Evaluating the Fairness of Deep Learning Uncertainty Estimates in Medical Image Analysis

Although deep learning (DL) models have shown great success in many medical image analysis tasks, deployment of the resulting models into real clinical contexts requires: (1) that they exhibit robustness and fairness across different sub-populations, and (2) that the confidence in DL model predictions be accurately expressed in the form of uncertainties. Unfortunately, recent studies have indeed shown significant biases in DL models across demographic subgroups (e.g., race, sex, age) in the context of medical image analysis, indicating a lack of fairness in the models. Although several methods have been proposed in the ML literature to mitigate a lack of fairness in DL models, they focus entirely on the absolute performance between groups without considering their effect on uncertainty estimation. In this work, we present the first exploration of the effect of popular fairness models on overcoming biases across subgroups in medical image analysis in terms of bottom-line performance, and their effects on uncertainty quantification. We perform extensive experiments on three different clinically relevant tasks: (i) skin lesion classification, (ii) brain tumour segmentation, and (iii) Alzheimer's disease clinical score regression. Our results indicate that popular ML methods, such as data-balancing and distributionally robust optimization, succeed in mitigating fairness issues in terms of the model performances for some of the tasks. However, this can come at the cost of poor uncertainty estimates associated with the model predictions. This tradeoff must be mitigated if fairness models are to be adopted in medical image analysis.

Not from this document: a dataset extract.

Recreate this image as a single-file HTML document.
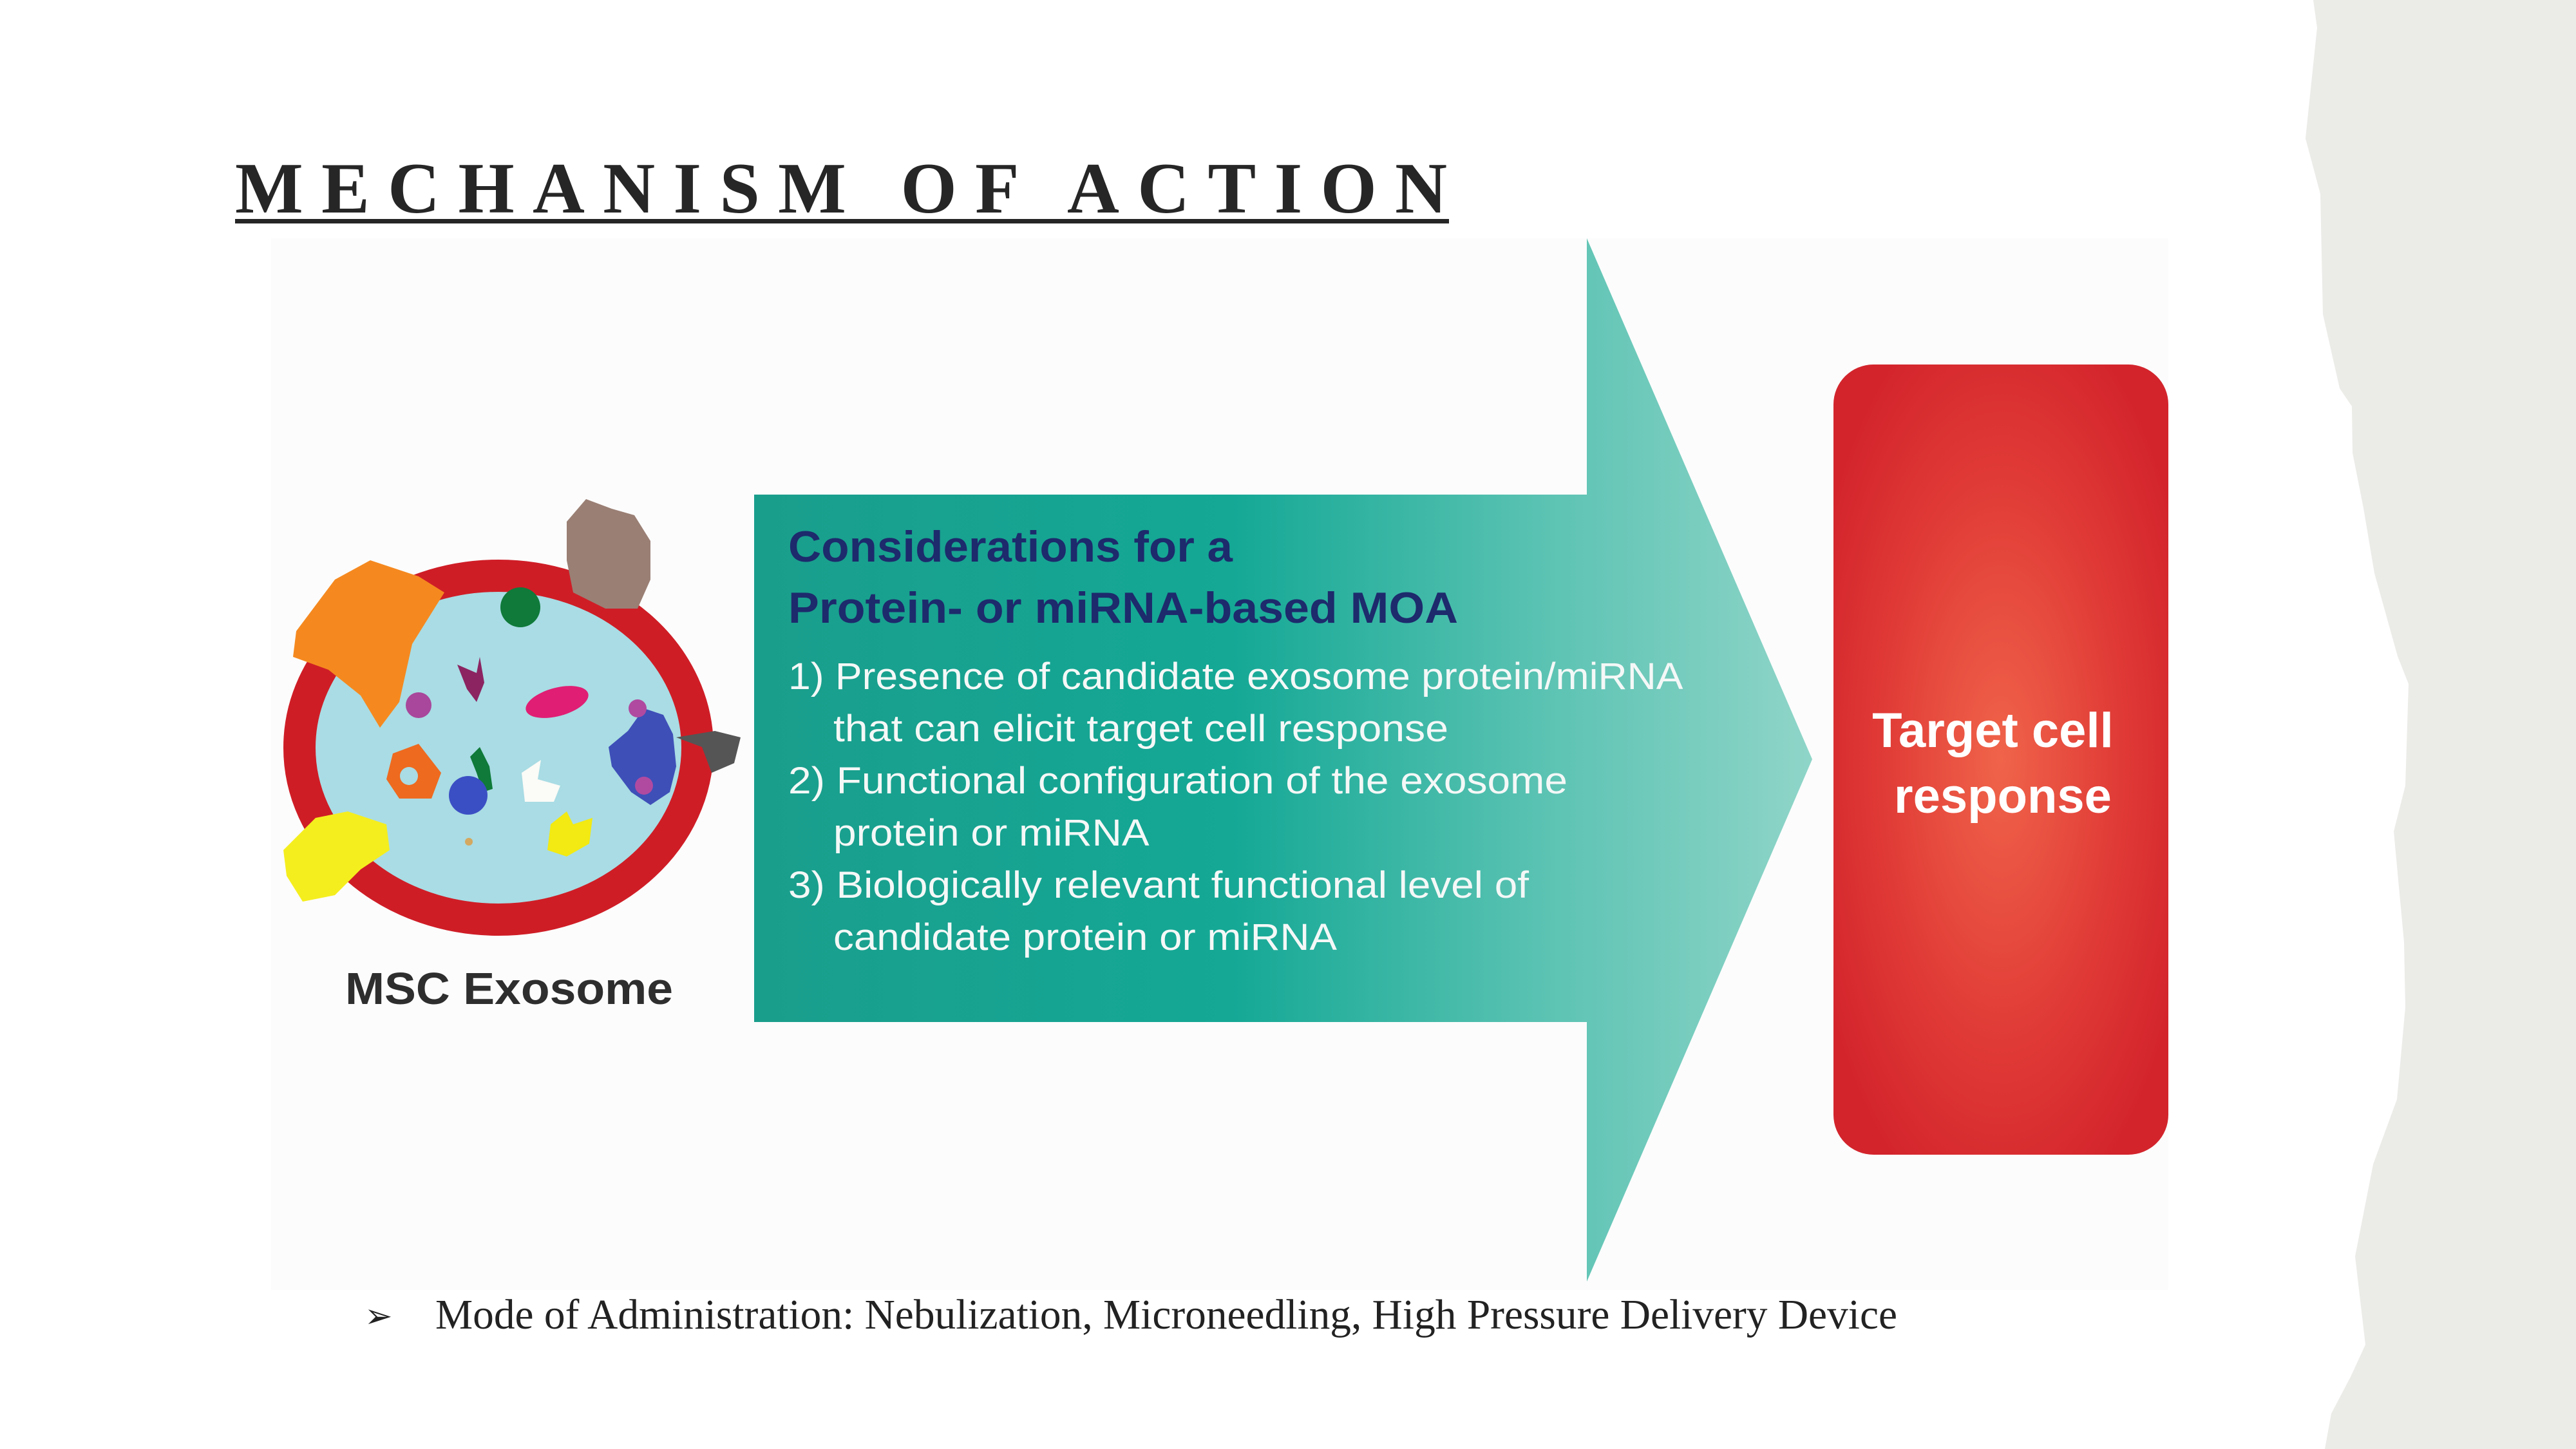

翻译：尽管深度学习（DL）模型在许多医学图像分析任务中取得了巨大成功，但将其部署到真实临床环境需要满足两个条件：（1）模型在不同亚群间具有鲁棒性和公平性；（2）深度学习模型预测的置信度能够以不确定性形式准确表达。遗憾的是，近期研究确实表明，在医学图像分析背景下，深度学习模型在人口统计学亚组（如种族、性别、年龄）间存在显著偏差，这表明模型缺乏公平性。尽管机器学习文献中已提出多种方法以缓解深度学习模型公平性缺失问题，但这些方法完全聚焦于组间的绝对性能表现，而未考虑其对不确定性估计的影响。本研究首次探索了主流公平性模型在医学图像分析中克服亚组偏差对底层性能的影响，以及其对不确定性量化的作用。我们在三项不同的临床相关任务上开展大量实验：（i）皮肤病变分类、（ii）脑肿瘤分割，以及（iii）阿尔茨海默病临床评分回归。结果表明，数据平衡与分布鲁棒优化等主流机器学习方法虽能成功缓解部分任务中模型性能的公平性问题，但这可能以模型预测的不确定性估计劣化为代价。若要在医学图像分析中采用公平性模型，必须权衡这一矛盾。